Este enfoque plenamente penal ha ocasionado diversas consecuencias legales, políticas y sociales, puesto que tanto el consumo como el tráfico son tratados desde una perspectiva criminal. Precisamente, Brasil ha optado por una política de encarcelamiento masivo en la que, de acuerdo con las estadísticas, se encarcelan 344 personas por cada 100 000 habitantes. Para 2018 ocupaba el puesto 26 con más reclusos por cada 100 000 habitantes (Datos Macro, 2018). Esto es particularmente problemático, pues en la última década la población carcelaria se ha duplicado (Boiteux, 2011), y para 2012 el 27 % de esta población estaba encarcelada por tráfico de drogas, lo cual da cuenta tanto del aumento de este fenómeno en el país, como de la dura e ineficiente política de drogas establecida en 2006 con la Ley de Drogas.

Los avances logrados con la Ley de Drogas de 2006 tuvieron un retroceso en 2019 cuando se decretó la Política Nacional sobre Drogas (PNAD). Esta política, impulsada por Jair Bolsonaro, es mayoritariamente prohibicionista, puesto que, a diferencia de la Ley de Drogas de 2006 que impulsaba la reducción de daños en términos de salud pública, en el Decreto Nº 9761 de 2019 opta por “desestimular el uso inicial” y “promover la abstinencia”[3] (Apartado 4.2.2.). Por otro lado, esta política enfatizó en la importancia de la familia y la espiritualidad en los procesos de prevención, con lo que promueve discursos moralizantes y da cuenta de las influencias de grupos religiosos y conservadores en la toma de decisiones de este tipo.

Además del aspecto jurídico, la gestión fronteriza desarrollada en Brasil integra la parte estratégica para conducir acciones sin contradecir lo dispuesto en la Constitución. El artículo 142 sostiene que: “Las instituciones militares deben defender a la nación, garantizar las facultades constitucionales y en virtud de ellas, asegurar el orden y cumplimiento de las leyes”. En concordancia con lo anterior, la Ley Complementaria número 97 de 1999 establece que: “Les corresponde a las instituciones militares –como atribución subsidiaria general– cooperar con el desarrollo nacional y la defensa civil si el presidente de la República lo dispone” (Bartolomé y Ventura, 2019 p.218).

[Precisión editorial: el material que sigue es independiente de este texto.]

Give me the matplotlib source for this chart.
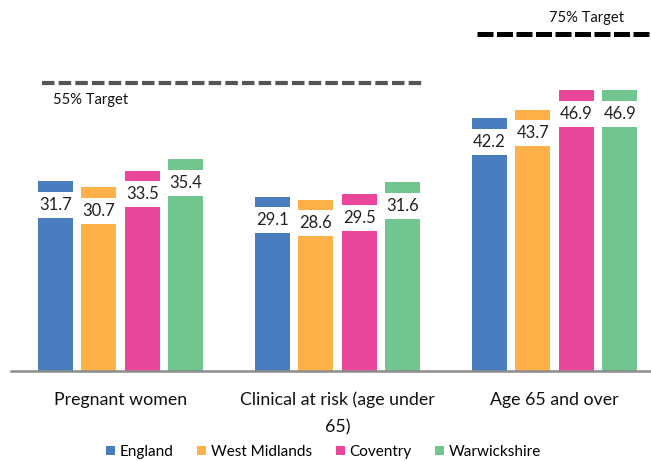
import matplotlib
matplotlib.use("Agg")
import matplotlib.pyplot as plt
import numpy as np

plt.rcParams['font.family'] = ['Lato', 'DejaVu Sans']

categories = ["Pregnant women", "Clinical at risk (age under\n65)", "Age 65 and over"]
series_names = ["England", "West Midlands", "Coventry", "Warwickshire"]
england = [31.7, 29.1, 42.2]
west_midlands = [30.7, 28.6, 43.7]
coventry = [33.5, 29.5, 46.9]
warwickshire = [35.4, 31.6, 46.9]
targets = [55, 75]
target_labels = ["55% Target", "75% Target"]

colors = ["#4A7DBF", "#FDB148", "#E9459A", "#71C58F"]
values = [england, west_midlands, coventry, warwickshire]

W, H = 651, 461
fig = plt.figure(figsize=(W / 100, H / 100), dpi=100)
ax = fig.add_axes([11 / W, (H - 371) / H, 640 / W, 371 / H])

x = np.arange(len(categories))
step = 0.2
width = 0.161
for i, (name, vals, col) in enumerate(zip(series_names, values, colors)):
    pos = x + (i - 1.5) * step
    bars = ax.bar(pos, vals, width=width, color=col, label=name, zorder=2)
    for p, v in zip(pos, vals):
        ax.annotate(f"{v:.1f}", xy=(p, v), xytext=(0, -17), textcoords="offset points",
                    ha="center", va="center", fontsize=12, color="#222222",
                    bbox=dict(boxstyle="square,pad=0.3", facecolor="white", edgecolor="none"),
                    zorder=3)

ax.set_xlim(-0.505, 2.444)
ax.set_ylim(0, 62.0)
for s in ["top", "right", "left"]:
    ax.spines[s].set_visible(False)
ax.spines["bottom"].set_color("#8c8c8c")
ax.spines["bottom"].set_linewidth(1.8)
ax.set_yticks([])
ax.set_xticks(x)
ax.set_xticklabels(categories, fontsize=12.8, color="#111111", linespacing=1.85)
ax.tick_params(axis="x", length=0, pad=15)

# Target lines (decorative, not on the bar scale)
ax.plot([0.048, 0.647], [0.776, 0.776], transform=ax.transAxes, color="#555555",
        lw=3.0, linestyle=(0, (3.0, 1.0)), clip_on=False, dash_capstyle="butt")
ax.text(0.066, 0.730, target_labels[0], transform=ax.transAxes, fontsize=10.6,
        color="#111111", va="center", ha="left")
ax.plot([0.728, 1.0], [0.908, 0.908], transform=ax.transAxes, color="#000000",
        lw=3.6, linestyle=(0, (3.2, 0.7)), clip_on=False, dash_capstyle="butt")
ax.text(0.841, 0.951, target_labels[1], transform=ax.transAxes, fontsize=10.6,
        color="#111111", va="center", ha="left")

leg = fig.legend(loc="center", bbox_to_anchor=(0.497, (H - 452) / H), ncol=4, frameon=False,
                 fontsize=11, handlelength=0.6, handleheight=0.6, handletextpad=0.3,
                 columnspacing=1.55)

fig.savefig("out.png", dpi=100)
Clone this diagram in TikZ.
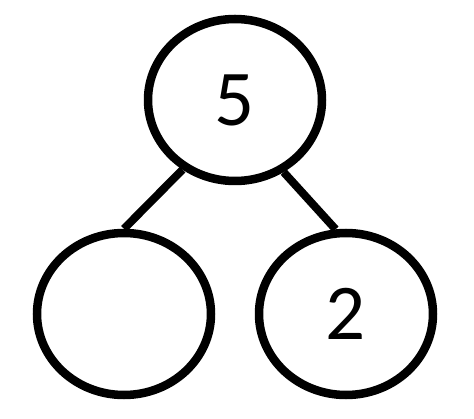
\documentclass[tikz,border=0pt]{standalone}
\usepackage{fontspec}
\setmainfont{Carlito}
\usetikzlibrary{shapes.geometric}

\tikzset{
    bubble/.style={draw,ellipse,line width=8.5pt,inner sep=0pt,
        minimum width=174pt,minimum height=162pt,
        font=\fontsize{79}{80}\selectfont},
    stem/.style={line width=8pt}
}

\begin{document}
\begin{tikzpicture}[x=1pt,y=-1pt]
        \useasboundingbox (0,0) rectangle (474,419);
        \node[bubble] (whole) at (235,100){5};
        \node[bubble] (partA) at (124,314){};
        \node[bubble] (partB) at (346,314){2};
        
        \draw[stem] (whole.-127)--(partA.north);
        \draw[stem] (whole.-56)--(partB.97);
    \end{tikzpicture}
\end{document}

En consecuencia, se le ha otorgado a la policía amplia capacidad para desarrollar acciones represivas en la zona fronteriza y en las aguas interiores.

Monitorear las fronteras es esencial y para esto, desde el gobierno de Fernando Henrique Cardoso y con la formulación del Plan Nacional de Seguridad Pública en 2000, se desarrollaron programas para lograr el fortalecimiento del diálogo entre los organismos federales, estatales y municipales relacionados con la seguridad pública en las fronteras. Asimismo se otorgaba mayor potestad a los gobiernos locales para asuntos de seguridad pública, como lo menciona Cano (2006) en este sentido, algunas acciones contra la violencia urbana “deberían ser ejecutadas en conjunto con las autoridades estaduales y municipales” (p.139). No obstante, los recursos no han sido suficientes y es necesario desarrollar una estrategia a largo plazo para proteger la franja fronteriza identificada por la Ley No. 6634, de 1979, como una región estratégica para el Estado. En una entrevista realizada para Folha de São Paulo, José Eduardo Cardozo Ministro de Justicia de la administración de Dilma Rousseff aseguró que Brasil hizo una inversión para fortalecer el cuerpo policial, adquirir tecnologías y mejorar el monitoreo de su extensa frontera, pero que el camino era largo, y la principal inversión que debería hacerse era en inteligencia (Agostini, 2015). Si bien los decomisos de productos ilegales vienen aumentando, la sensación de la industria brasileña es que la entrada ilegal de productos continúa creciendo.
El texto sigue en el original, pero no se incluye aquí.